Project Shield, as it is called, is an interesting and possibly radical idea no matter that it is also good PR for Google. DDoS attacks are an unequal battle. The attacks themselves have become easier and cheaper to mount with the emergence of cloud infrastructure able to offer huge number of compromised servers to direct traffic, leaving small news publishers in some countries on the receiving end of the sort of attacks that would once have been reserved for the biggest sites.
Buying protection can be expensive, and with attacks getting larger, not guaranteed to work. It's not even clear that low-end providers want the sort of customer who is going to be a target in the first place. A contentious news site likely to be a magnet to the cottage industry of DDoS-for-hire entities. For multi-tenant datacentres this is probably more trouble than it's worth and the targets might be asked to host elsewhere.
Project or shield
The revealing word in this typically low-key announcement is 'project'. Projects aren't businesses, projects are ideas, in this case one designed to project Google's underlying liberal-pluralist sense that information society depends on digital diversity. The security market as currently configured is a free one in which vendors produce product and services and find customers willing to pay for them. It is undoubtedly true that some organisations don't have DDoS because they don't see it as necessary; many others simply can't pay the prices being asked for a given service level and are left open to every and any attack.
History
Over the years Google has quietly primed other initiatives in DDoS security. Three years ago - the moment when DDoS reflection attacks were becoming a big worry - the firm partnered with Arbor Networks (which has Atlas sensors in many Tier-1 content delivery networks and carriers) to create the Digital Attack Map from Google Ideas, an attempt to visualise what was going on in DDoS attack traffic in real time.
For the first time it was possible for anyone to get a meaningful view on attack volumes as well as the countries originating and receiving all these packets. It was a good idea. For too long DDoS had been seen as a narrow interest of security geeks. Although not referenced by that many publications, Digital Attack Map was at least a way of peering into the void so see something, anything.
A particularly influential event was the 300Gbps DNS reflection attack on anti-spam organisation Spamhaus in March 2013, which brought home the potential threat for small organisations. At the time ill-informed journalists claimed this attack had 'slowed the Internet', a ludicrous claim of course. But the alarm about the potential damage of large DDoS attacks was palpable.

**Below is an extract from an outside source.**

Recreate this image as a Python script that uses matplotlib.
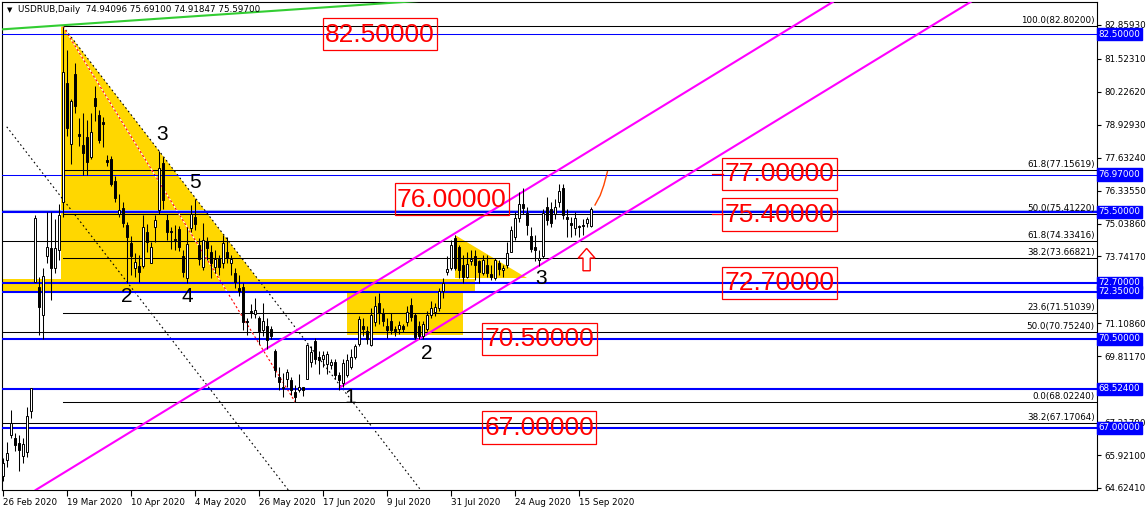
import numpy as np
import matplotlib.pyplot as plt
from matplotlib.patches import Rectangle, Polygon
from matplotlib.transforms import blended_transform_factory

# daily candles, USDRUB 26 Feb 2020 .. 18 Sep 2020
opens = [65.1, 65.73, 66.7, 66.6, 66.41, 65.9, 66.03, 67.65, 72.75, 72.55,
         71.44, 73.76, 74.06, 73.3, 74.0, 75.9, 80.59, 78.16, 80.93, 78.55,
         78.13, 78.45, 77.65, 79.97, 79.31, 79.05, 77.55, 77.58, 76.72, 75.4,
         75.65, 74.98, 74.29, 73.3, 73.38, 73.38, 74.7, 73.5, 74.9, 75.57,
         77.42, 75.17, 74.75, 74.45, 74.82, 73.76, 72.9, 74.86, 75.31, 74.2,
         73.34, 74.37, 73.93, 73.33, 73.7, 73.5, 73.9, 73.5, 73.1, 72.5,
         72.55, 71.2, 71.6, 71.47, 71.3, 70.85, 71.0, 70.88, 70.03, 69.0,
         68.55, 68.9, 68.87, 68.4, 68.5, 68.6, 68.9, 69.6, 70.42, 69.8,
         69.7, 69.5, 69.45, 69.6, 69.07, 68.76, 69.07, 69.4, 69.8, 70.3,
         71.0, 70.8, 70.26, 71.17, 71.9, 71.5, 71.0, 71.2, 70.9, 70.9,
         71.0, 71.17, 71.84, 71.44, 71.0, 70.63, 70.9, 71.44, 71.55, 71.7,
         72.4, 73.15, 73.28, 74.47, 74.13, 73.4, 72.95, 73.55, 73.75, 73.55,
         73.1, 73.4, 73.05, 72.88, 73.5, 73.2, 73.4, 73.9, 74.5, 75.25,
         75.8, 75.44, 74.55, 74.1, 73.6, 73.76, 75.7, 75.6, 75.4, 75.9,
         76.42, 75.3, 75.05, 74.85, 74.95, 75.0, 75.05, 74.94096]
highs = [65.8, 66.45, 67.7, 66.8, 66.7, 66.6, 67.8, 68.56, 75.37, 72.95,
         73.3, 75.5, 75.5, 75.2, 75.8, 82.8, 81.87, 79.95, 81.35, 79.2,
         79.4, 79.1, 79.4, 80.46, 79.51, 79.22, 77.74, 77.7, 76.9, 76.2,
         75.9, 75.1, 74.54, 73.88, 73.8, 75.37, 75.04, 74.33, 75.37, 77.9,
         77.65, 75.4, 74.92, 75.0, 74.95, 74.0, 74.9, 75.77, 76.0, 74.47,
         75.05, 74.5, 74.2, 74.0, 73.8, 74.6, 74.52, 73.8, 73.3, 73.0,
         72.7, 71.3, 71.87, 72.1, 71.4, 71.9, 71.3, 71.0, 70.1, 69.4,
         69.15, 69.3, 69.0, 68.7, 69.1, 68.6, 70.3, 70.2, 70.55, 70.0,
         70.0, 70.0, 69.7, 69.7, 69.2, 69.7, 69.9, 70.1, 70.3, 71.4,
         71.3, 71.0, 71.7, 72.2, 72.3, 71.7, 71.3, 71.5, 71.0, 71.2,
         71.1, 71.8, 72.1, 71.5, 71.2, 71.2, 71.6, 72.0, 71.9, 72.5,
         72.9, 73.76, 74.4, 74.6, 74.2, 73.8, 73.9, 74.0, 74.0, 73.6,
         73.8, 73.8, 73.4, 73.7, 73.6, 73.4, 74.3, 74.95, 75.5, 76.3,
         76.45, 75.7, 74.9, 74.6, 74.0, 75.6, 76.1, 75.9, 76.0, 76.6,
         76.6, 75.6, 75.3, 75.5, 75.0, 75.2, 75.3, 75.691]
lows = [64.9, 65.46, 66.6, 66.1, 65.3, 65.6, 65.85, 67.38, 72.75, 70.65,
        70.5, 73.5, 72.03, 73.1, 73.6, 75.3, 78.5, 77.4, 79.4, 78.1,
        76.95, 76.95, 77.6, 79.09, 78.2, 78.07, 77.3, 76.5, 75.9, 75.3,
        74.9, 72.7, 73.0, 72.95, 72.75, 73.3, 73.93, 73.47, 74.3, 75.4,
        75.6, 74.4, 74.05, 74.0, 73.95, 72.95, 72.7, 74.7, 74.8, 73.4,
        73.2, 73.6, 72.9, 73.1, 73.0, 73.3, 73.5, 73.0, 72.5, 72.2,
        70.85, 70.65, 71.3, 71.3, 70.3, 70.6, 70.1, 70.5, 69.0, 68.48,
        68.2, 68.6, 68.3, 68.02, 68.4, 68.25, 68.9, 69.4, 69.5, 69.1,
        69.4, 69.1, 69.3, 68.9, 68.5, 68.6, 69.0, 69.3, 69.7, 70.2,
        70.6, 70.3, 70.2, 71.0, 71.1, 71.0, 70.55, 70.7, 70.6, 70.7,
        70.75, 71.0, 71.2, 70.5, 70.5, 70.5, 70.8, 71.3, 71.4, 71.6,
        72.1, 73.0, 73.2, 73.2, 72.88, 72.7, 72.9, 73.4, 72.8, 72.7,
        73.0, 72.95, 72.8, 72.8, 73.0, 72.95, 73.3, 73.9, 74.4, 75.1,
        75.4, 74.6, 73.9, 73.56, 73.37, 73.7, 75.0, 74.9, 75.2, 75.7,
        75.2, 74.5, 74.5, 74.6, 74.5, 74.6, 74.9, 74.91847]
closes = [65.6, 66.0, 67.18, 66.32, 66.12, 66.35, 67.47, 68.56, 75.25, 71.74,
          72.97, 74.13, 73.27, 74.06, 75.37, 81.02, 78.79, 79.88, 79.67, 78.5,
          77.83, 77.48, 78.66, 79.67, 78.33, 78.97, 77.48, 76.6, 76.05, 75.57,
          75.06, 74.5, 73.76, 73.54, 73.14, 74.9, 74.3, 74.1, 75.17, 77.22,
          75.97, 74.7, 74.7, 74.4, 74.1, 73.14, 74.24, 75.4, 75.02, 73.64,
          74.39, 74.08, 73.47, 73.64, 73.33, 74.28, 73.67, 73.64, 72.75, 72.4,
          71.17, 71.15, 71.55, 71.63, 70.8, 71.2, 70.45, 70.6, 69.27, 68.8,
          68.6, 69.18, 68.5, 68.22, 68.6, 68.5, 70.26, 69.99, 69.69, 69.65,
          69.85, 69.9, 69.6, 69.07, 68.87, 69.55, 69.67, 69.8, 70.2, 71.28,
          70.9, 70.5, 71.44, 71.8, 71.5, 71.2, 70.85, 70.85, 70.8, 71.05,
          70.9, 71.56, 71.34, 70.58, 70.6, 71.1, 71.44, 71.7, 71.75, 72.4,
          72.7, 73.25, 74.2, 73.3, 73.2, 72.95, 73.45, 73.65, 73.4, 73.14,
          73.6, 73.1, 72.95, 73.6, 73.24, 73.3, 73.87, 74.78, 75.25, 75.8,
          75.65, 74.98, 74.05, 74.0, 73.7, 75.44, 75.17, 75.07, 75.7, 76.33,
          75.37, 75.2, 75.0, 75.25, 74.9, 74.95, 75.2, 75.597]

date_pos = [0, 16, 32, 48, 64, 80, 96, 112, 128, 144]
date_labels = ['26 Feb 2020', '19 Mar 2020', '10 Apr 2020', '4 May 2020', '26 May 2020',
               '17 Jun 2020', '9 Jul 2020', '31 Jul 2020', '24 Aug 2020', '15 Sep 2020']
price_ticks = [82.8593, 81.5231, 80.2262, 78.9293, 77.6324, 76.3355, 75.0386, 73.7417,
               72.4448, 71.1086, 69.8117, 68.5148, 67.2179, 65.9210, 64.6241]
# scale labels hidden under the level tags in the original
hidden_ticks = [72.4448, 68.5148]

blue_levels = [82.5, 76.97, 75.5, 72.7, 72.35, 70.5, 68.524, 67.0]
blue_thick = [False, False, True, True, True, True, True, True]

fib_a_start = 15
fib_a = [(100.0, 82.802), (61.8, 77.15619), (50.0, 75.4122), (38.2, 73.66821),
         (23.6, 71.51039), (0.0, 68.0224)]
fib_b = [(61.8, 74.33416), (50.0, 70.7524), (38.2, 67.17064)]

boxed_labels = [('82.50000', 94.25, 82.5), ('76.00000', 112.25, 76.0), ('77.00000', 194.1, 77.0),
                ('75.40000', 194.1, 75.4), ('72.70000', 194.1, 72.7), ('70.50000', 134.1, 70.5),
                ('67.00000', 134.0, 67.0)]
wave_labels = [('3', 39.75, 78.53), ('5', 48, 76.64), ('2', 31, 72.15), ('4', 46, 72.15),
               ('2', 106, 69.94), ('3', 134.5, 72.86), ('1', 86.75, 68.2)]

XMIN, XMAX = -0.25, 273.5
YMIN, YMAX = 64.545, 83.765

fig = plt.figure(figsize=(11.48, 5.11), dpi=100)
ax = fig.add_axes([2 / 1148, 21 / 511, 1095 / 1148, 488 / 511])
ax.set_xlim(XMIN, XMAX)
ax.set_ylim(YMIN, YMAX)


def ray(p0, p1, x_end):
    k = (p1[1] - p0[1]) / (p1[0] - p0[0])
    return [p0[0], x_end], [p0[1], p0[1] + k * (x_end - p0[0])]


# yellow background shapes
gold = '#ffd700'
ax.add_patch(Rectangle((XMIN, 72.35), 118.25, 0.5, fc=gold, ec='none', zorder=1))
ax.add_patch(Rectangle((86, 70.65), 29, 2.2, fc=gold, ec='none', zorder=1))
k3 = -0.2043  # slope of the triangle edge, price per bar
ax.add_patch(Polygon([(14.5, 72.85), (14.5, 82.8), (15, 82.8),
                      (15 + (72.85 - 82.8) / k3, 72.85)], fc=gold, ec='none', zorder=1))
ax.add_patch(Polygon([(113, 74.6), (113, 72.88), (130.9, 72.88)], fc=gold, ec='none', zorder=1))

# horizontal levels
for lvl, thick in zip(blue_levels, blue_thick):
    if lvl == 75.5:
        ax.axhline(lvl + 0.03, color='#a8b8e8', lw=2.2, zorder=2)
    ax.axhline(lvl, color='#0000ff', lw=1.5 if thick else 0.75, zorder=3)

trans = blended_transform_factory(ax.transAxes, ax.transData)
for lev, p in fib_a:
    ax.plot([fib_a_start, XMAX], [p, p], color='black', lw=0.75, zorder=2)
    ax.text(0.998, p + 0.04, f'{lev:.1f}({p:.5f})', transform=trans, ha='right', va='bottom',
            fontsize=6.3, color='black', zorder=6)
for lev, p in fib_b:
    ax.axhline(p, color='black', lw=0.75, zorder=2)
    ax.text(0.998, p + 0.04, f'{lev:.1f}({p:.5f})', transform=trans, ha='right', va='bottom',
            fontsize=6.3, color='black', zorder=6)

# diagonal drawings
xs, ys = ray((0.93, 78.85), (71.3, 64.55), 75)
ax.plot(xs, ys, color='black', lw=0.8, ls=(0, (1.5, 2.5)), zorder=2)
xs, ys = ray((15, 82.802), (104.4, 64.55), 108)
ax.plot(xs, ys, color='black', lw=0.8, ls=(0, (1.5, 2.5)), zorder=2)
ax.plot([15, 73], [82.802, 68.0224], color='white', lw=0.8, zorder=2)
ax.plot([15, 73], [82.802, 68.0224], color='red', lw=0.8, ls=(0, (2, 2)), zorder=2)

xs, ys = ray((0, 82.69), (95, 83.71), 120)
ax.plot(xs, ys, color='#32cd32', lw=1.5, zorder=3)
ax.axline((8.43, 64.57), (144.25, 77.67), color='#ff00ff', lw=1.5, zorder=3)
xs, ys = ray((84.25, 68.59), (241.3, 83.71), 280)
ax.plot(xs, ys, color='#ff00ff', lw=1.5, zorder=3)

# candles
o = np.array(opens)
h = np.array(highs)
l = np.array(lows)
c = np.array(closes)
x = np.arange(len(o))
ax.vlines(x, l, h, color='black', lw=0.75, zorder=4)
body = np.maximum(np.abs(c - o), 0.02)
ax.bar(x, body, bottom=np.minimum(o, c), width=0.6,
       color=np.where(c >= o, 'white', 'black'), edgecolor='black', linewidth=0.7, zorder=5)

# projection stroke and arrow
ax.plot([148, 149.3, 150.2, 151.1], [75.77, 76.15, 76.55, 77.08], color='#ff4500', lw=1.0, zorder=6)
ax.add_patch(Polygon([(145.9, 74.06), (148.0, 73.68), (146.8, 73.68), (146.8, 73.18),
                      (145.0, 73.18), (145.0, 73.68), (143.8, 73.68)],
                     fc='white', ec='red', lw=1.0, zorder=6))

# boxed price texts
for txt, bx, p in boxed_labels:
    ax.add_patch(Rectangle((bx - 14.3, p - 0.64), 28.6, 1.28, fc='none', ec='red', lw=0.9, zorder=7))
    ax.text(bx, p - 0.02, txt, ha='center', va='center', color='red', fontsize=19,
            family='Liberation Sans', zorder=7)
for p in (77.0, 75.4):
    ax.plot([177.25, 180.1], [p, p], color='red', lw=0.9, zorder=7)

for txt, wx, wy in wave_labels:
    ax.text(wx, wy, txt, ha='center', va='center', fontsize=15, family='Liberation Sans',
            color='black', zorder=7)

# axes and price scale
ax.yaxis.tick_right()
ax.set_yticks(price_ticks)
ax.set_yticklabels(['' if v in hidden_ticks else f'{v:.5f}' for v in price_ticks])
ax.tick_params(axis='y', length=3, width=0.8, pad=2, labelsize=6.3)
ax.set_xticks(date_pos)
ax.set_xticklabels(date_labels)
ax.tick_params(axis='x', length=4, width=0.8, pad=1.5, labelsize=6.3)
for lbl in ax.get_xticklabels():
    lbl.set_ha('left')
for sp in ax.spines.values():
    sp.set_linewidth(0.8)

for lvl in blue_levels:
    ax.text(1.0012, lvl, f'{lvl:.5f}', transform=trans, ha='left', va='center', fontsize=6.3,
            color='white', clip_on=False, zorder=10,
            bbox=dict(boxstyle='square,pad=0.18', fc='#0000ff', ec='#0000ff'))

fig.text(7 / 1148, 1 - 10 / 511, '\u25bc', fontsize=5, va='center', color='black')
fig.text(18 / 1148, 1 - 10 / 511, 'USDRUB,Daily  74.94096 75.69100 74.91847 75.59700',
         fontsize=6.3, va='center', color='black')

fig.savefig('out.png', dpi=100)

Google also invested in Dashboard, a tool that would allow researchers and journalists a means to track money laundering, and Password Alert, a service for notifying users when their account passwords have been unsuccessfully tried from other locations (later heavily criticised).
Who is it for
Project Shield is not for everyone. Google has made clear that the initiative is for "news, human rights, or elections monitoring websites," which means that general businesses can't apply. It does appear, however, that commercial organisations will be eligible as long as they perform information dissemination of some kind within defined general criteria.
"Generally, news sites should have original content, cite news sources, and report on timely and newsworthy topics. For example, websites with strictly informational content like stock data or weather forecasts aren't eligible," states Google's definition.

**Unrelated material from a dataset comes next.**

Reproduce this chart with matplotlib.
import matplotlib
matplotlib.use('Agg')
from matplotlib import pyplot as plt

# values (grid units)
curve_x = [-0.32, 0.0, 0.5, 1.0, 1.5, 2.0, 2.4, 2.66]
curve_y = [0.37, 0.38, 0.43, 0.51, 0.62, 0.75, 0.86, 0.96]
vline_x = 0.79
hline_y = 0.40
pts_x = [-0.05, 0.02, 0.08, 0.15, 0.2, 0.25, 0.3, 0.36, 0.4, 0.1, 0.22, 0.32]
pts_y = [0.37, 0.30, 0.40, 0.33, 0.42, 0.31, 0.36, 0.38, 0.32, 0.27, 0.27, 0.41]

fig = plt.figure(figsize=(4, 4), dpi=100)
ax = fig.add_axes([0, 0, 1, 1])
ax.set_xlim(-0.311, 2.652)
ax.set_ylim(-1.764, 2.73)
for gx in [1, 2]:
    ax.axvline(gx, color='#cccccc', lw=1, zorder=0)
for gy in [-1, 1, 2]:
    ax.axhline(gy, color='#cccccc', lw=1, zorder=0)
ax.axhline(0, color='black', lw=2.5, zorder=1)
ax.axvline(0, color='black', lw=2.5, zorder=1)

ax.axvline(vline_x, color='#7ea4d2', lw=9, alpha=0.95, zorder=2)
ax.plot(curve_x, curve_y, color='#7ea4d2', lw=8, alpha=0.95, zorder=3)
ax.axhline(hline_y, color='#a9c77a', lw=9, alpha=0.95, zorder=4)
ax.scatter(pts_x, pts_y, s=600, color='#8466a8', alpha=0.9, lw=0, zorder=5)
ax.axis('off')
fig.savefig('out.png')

Geographically, sites based in Crimea, Cuba, Iran, North Korea, Sudan, and Syria can't apply though some exceptions might be made even here.
Although individuals won't be eligible, sites set up within Google's own services (such as Blogger) are already protected. As plum targets, third-party hosting systems often already have their own protection too.
How does it work
Google says that Shield can be set up by an admin in ten minutes as long as they have a Google account (the connection can also be turned off through DNS settings). One configured as a reverse proxy (preferably with SSL turned on), the service works in two ways that parallel the sort of protection on offer inside its own services. A first layer filters distinguishes good traffic from bad, something an Internet presence as massive as Google should be adept at. Essentially, Google can see which attacks are unfolding and where and work out whether some of this is being directed at a particular website.

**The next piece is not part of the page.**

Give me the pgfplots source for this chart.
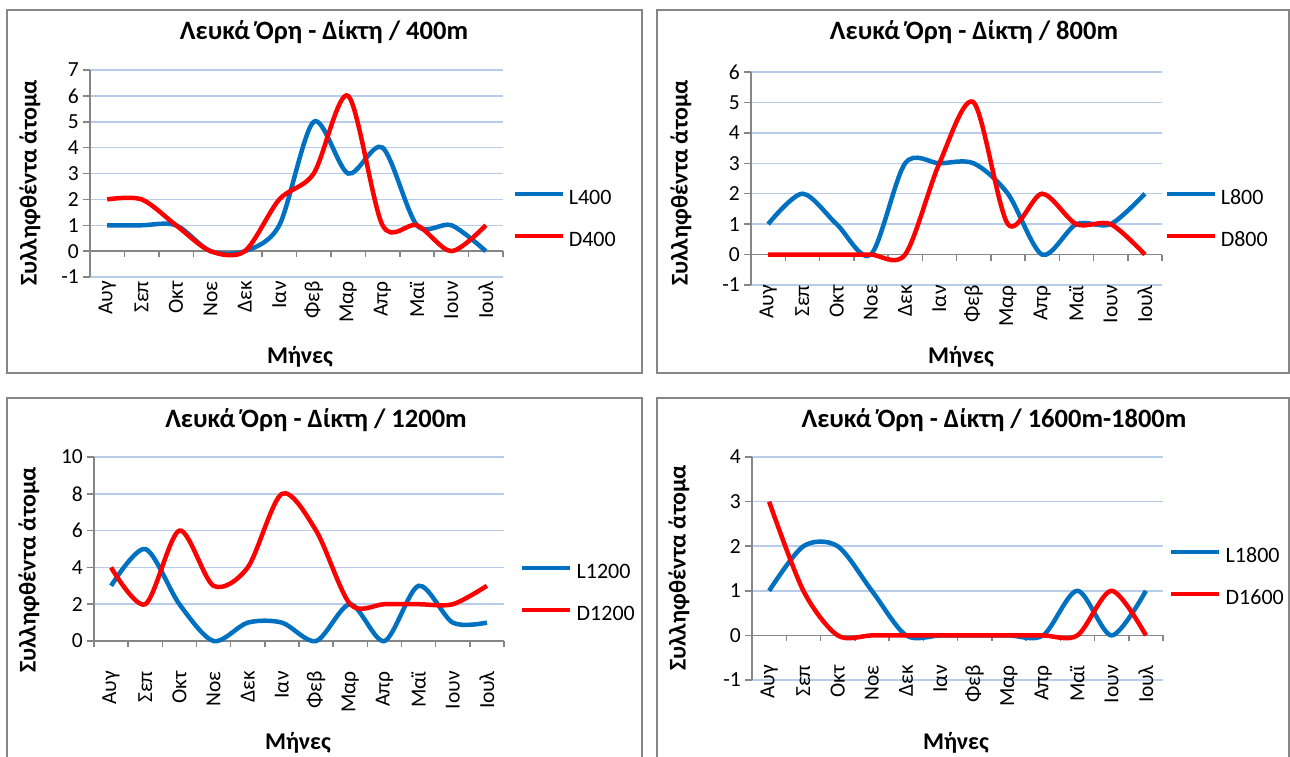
\documentclass[border=0pt]{standalone}
\usepackage{fontspec}
\setmainfont{Carlito}
\usepackage{pgfplots}
\pgfplotsset{compat=1.18}

\definecolor{lblue}{RGB}{0,112,192}
\definecolor{dred}{RGB}{255,0,0}
\definecolor{gridblue}{RGB}{184,204,233}
\definecolor{axgray}{RGB}{134,134,134}

\pgfplotsset{
  monthpanel/.style={
    scale only axis,
    clip=false,
    xmin=-0.5, xmax=11.5,
    axis y line*=left, axis x line*=bottom,
    x axis line style={draw=none},
    y axis line style={axgray, line width=1.5pt},
    xtick={0,...,11},
    xticklabels={Αυγ,Σεπ,Οκτ,Νοε,Δεκ,Ιαν,Φεβ,Μαρ,Απρ,Μαϊ,Ιουν,Ιουλ},
    xtick style={draw=none},
    ytick style={axgray, line width=1.5pt},
    tick align=outside,
    major tick length=7pt,
    ymajorgrids,
    major grid style={gridblue, line width=1.5pt},
    tick label style={font=\fontsize{21.5}{24}\selectfont, text=black},
    x tick label style={rotate=90, anchor=east, inner sep=0pt},
    y tick label style={inner sep=4pt},
    every axis plot/.append style={smooth, line width=4.5pt, no markers},
    legend cell align=left,
    legend style={draw=none, fill=none, inner sep=0pt, anchor=north west,
      row sep=22pt, font=\fontsize{22}{25}\selectfont,
      nodes={inner sep=0pt, text height=15pt, text depth=5pt},
      /tikz/every odd column/.append style={column sep=4pt}},
    legend image code/.code={\draw[#1] (0pt,5pt) -- (48pt,5pt);},
  },
}

% horizontal axis through zero, with ticks between the months
\newcommand{\zeroline}{%
  \draw[axgray, line width=1.5pt] (axis cs:-0.5,0) -- (axis cs:11.5,0);
  \pgfplotsinvokeforeach{-0.5,0.5,...,11.5}{%
    \draw[axgray, line width=1.5pt] (axis cs:##1,0) -- ([yshift=-6pt]axis cs:##1,0);}%
}

\tikzset{
  ptitle/.style={font=\bfseries\fontsize{26.5}{30}\selectfont},
  plabel/.style={font=\bfseries\fontsize{24}{28}\selectfont},
  frame/.style={draw=axgray, line width=2pt},
}

\begin{document}
\begin{tikzpicture}
\useasboundingbox (0pt,0pt) rectangle (1290pt,-756pt);

% panel frames
\draw[frame] (7pt,-10pt) rectangle (642pt,-373pt);
\draw[frame] (657pt,-10pt) rectangle (1289pt,-373pt);
\draw[frame] (7pt,-398pt) rectangle (642pt,-800pt);
\draw[frame] (657pt,-398pt) rectangle (1289pt,-800pt);

% ---------------- 400m ----------------
\begin{axis}[monthpanel,
  at={(90pt,-277pt)}, anchor=south west,
  width=413pt, height=207pt,
  ymin=-1, ymax=7, ytick={-1,0,...,7}, yticklabels={-1,0,1,2,3,4,5,6,7},
  xticklabel shift=-3pt,
  legend style={at={(1.022,0.425)}}]
\zeroline
\addplot[lblue] coordinates {(0,1) (1,1) (2,1) (3,0) (4,0) (5,1) (6,5) (7,3) (8,4) (9,1) (10,1) (11,0)};
\addlegendentry{L400}
\addplot[dred] coordinates {(0,2) (1,2) (2,1) (3,0) (4,0) (5,2) (6,3) (7,6) (8,1) (9,1) (10,0) (11,1)};
\addlegendentry{D400}
\end{axis}
\node[ptitle] at (324pt,-32pt) {Λευκά Όρη - Δίκτη / 400m};
\node[plabel, rotate=90] at (30pt,-183pt) {Συλληφθέντα άτομα};
\node[plabel] at (300pt,-357pt) {Μήνες};

% ---------------- 800m ----------------
\begin{axis}[monthpanel,
  at={(751pt,-285pt)}, anchor=south west,
  width=411pt, height=213pt,
  ymin=-1, ymax=6, ytick={-1,0,...,6}, yticklabels={-1,0,1,2,3,4,5,6},
  xticklabel shift=-7pt,
  legend style={at={(1.005,0.4507)}}]
\zeroline
\addplot[lblue] coordinates {(0,1) (1,2) (2,1) (3,0) (4,3) (5,3) (6,3) (7,2) (8,0) (9,1) (10,1) (11,2)};
\addlegendentry{L800}
\addplot[dred] coordinates {(0,0) (1,0) (2,0) (3,0) (4,0) (5,3) (6,5) (7,1) (8,2) (9,1) (10,1) (11,0)};
\addlegendentry{D800}
\end{axis}
\node[ptitle] at (974pt,-32pt) {Λευκά Όρη - Δίκτη / 800m};
\node[plabel, rotate=90] at (681pt,-183pt) {Συλληφθέντα άτομα};
\node[plabel] at (961pt,-357pt) {Μήνες};

% ---------------- 1200m ----------------
\begin{axis}[monthpanel,
  at={(94pt,-641pt)}, anchor=south west,
  width=410pt, height=184pt,
  ymin=0, ymax=10, ytick={0,2,...,10}, yticklabels={0,2,4,6,8,10},
  xticklabel shift=23pt,
  legend style={at={(1.039,0.424)}}]
\zeroline
\addplot[lblue] coordinates {(0,3) (1,5) (2,2) (3,0) (4,1) (5,1) (6,0) (7,2) (8,0) (9,3) (10,1) (11,1)};
\addlegendentry{L1200}
\addplot[dred] coordinates {(0,4) (1,2) (2,6) (3,3) (4,4) (5,8) (6,6) (7,2) (8,2) (9,2) (10,2) (11,3)};
\addlegendentry{D1200}
\end{axis}
\node[ptitle] at (316pt,-420pt) {Λευκά Όρη - Δίκτη / 1200m};
\node[plabel, rotate=90] at (29pt,-570pt) {Συλληφθέντα άτομα};
\node[plabel] at (298pt,-743pt) {Μήνες};

% ---------------- 1600m-1800m ----------------
\begin{axis}[monthpanel,
  at={(752pt,-680pt)}, anchor=south west,
  width=411pt, height=223pt,
  ymin=-1, ymax=4, ytick={-1,0,...,4}, yticklabels={-1,0,1,2,3,4},
  xticklabel shift=-22pt,
  legend style={at={(1.0146,0.5964)}}]
\zeroline
\addplot[lblue] coordinates {(0,1) (1,2) (2,2) (3,1) (4,0) (5,0) (6,0) (7,0) (8,0) (9,1) (10,0) (11,1)};
\addlegendentry{L1800}
\addplot[dred] coordinates {(0,3) (1,1) (2,0) (3,0) (4,0) (5,0) (6,0) (7,0) (8,0) (9,0) (10,1) (11,0)};
\addlegendentry{D1600}
\end{axis}
\node[ptitle] at (994pt,-420pt) {Λευκά Όρη - Δίκτη / 1600m-1800m};
\node[plabel, rotate=90] at (679pt,-568pt) {Συλληφθέντα άτομα};
\node[plabel] at (956pt,-743pt) {Μήνες};
\end{tikzpicture}
\end{document}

Because Google is effectively proxying a given site it is not itself hosting, another technique used is caching, where Google holds a copy of the site on its servers, keeping the site up and running even when the original might be stressed. This approach might not be for everyone.
What appears to be on offer here is no exactly the same as DDoS mitigation but should work fine as long as sites aren't large and complex. Some might notice some latency while others might experience better performance.
Google's Project Shield explained - what the industry thinks
Google proposing is not a threat to the established providers who would not expect to sell to the sort of organisations who will qualify for Project Shield. As for larger publishers, assuming they qualify, many will already have equivalent services in place with guaranteed service levels. As a free service, Shield makes no such promises and has no Service Level Agreements.
"This (website caching) can help against certain attack vectors, but it doesn't fully addresses the different DDoS threats that websites are facing today," commented Igal Zeifman of security firm Imperva whose Incapsula service offers DDoS mitigation.
Although not a independent voice in this issue, Zeifman does point out some limitations of the service.
"It cannot mitigate network layer attacks, especially direct-to-IP attacks that target specific IP addresses and elements of a network's infrastructure. There is also the question of attack duration, as many DDoS assault can be easily sustained for days, weeks or even months at a time. For attacks like these, serving stale cached content is a hard compromise, perhaps even more so for a news organisation."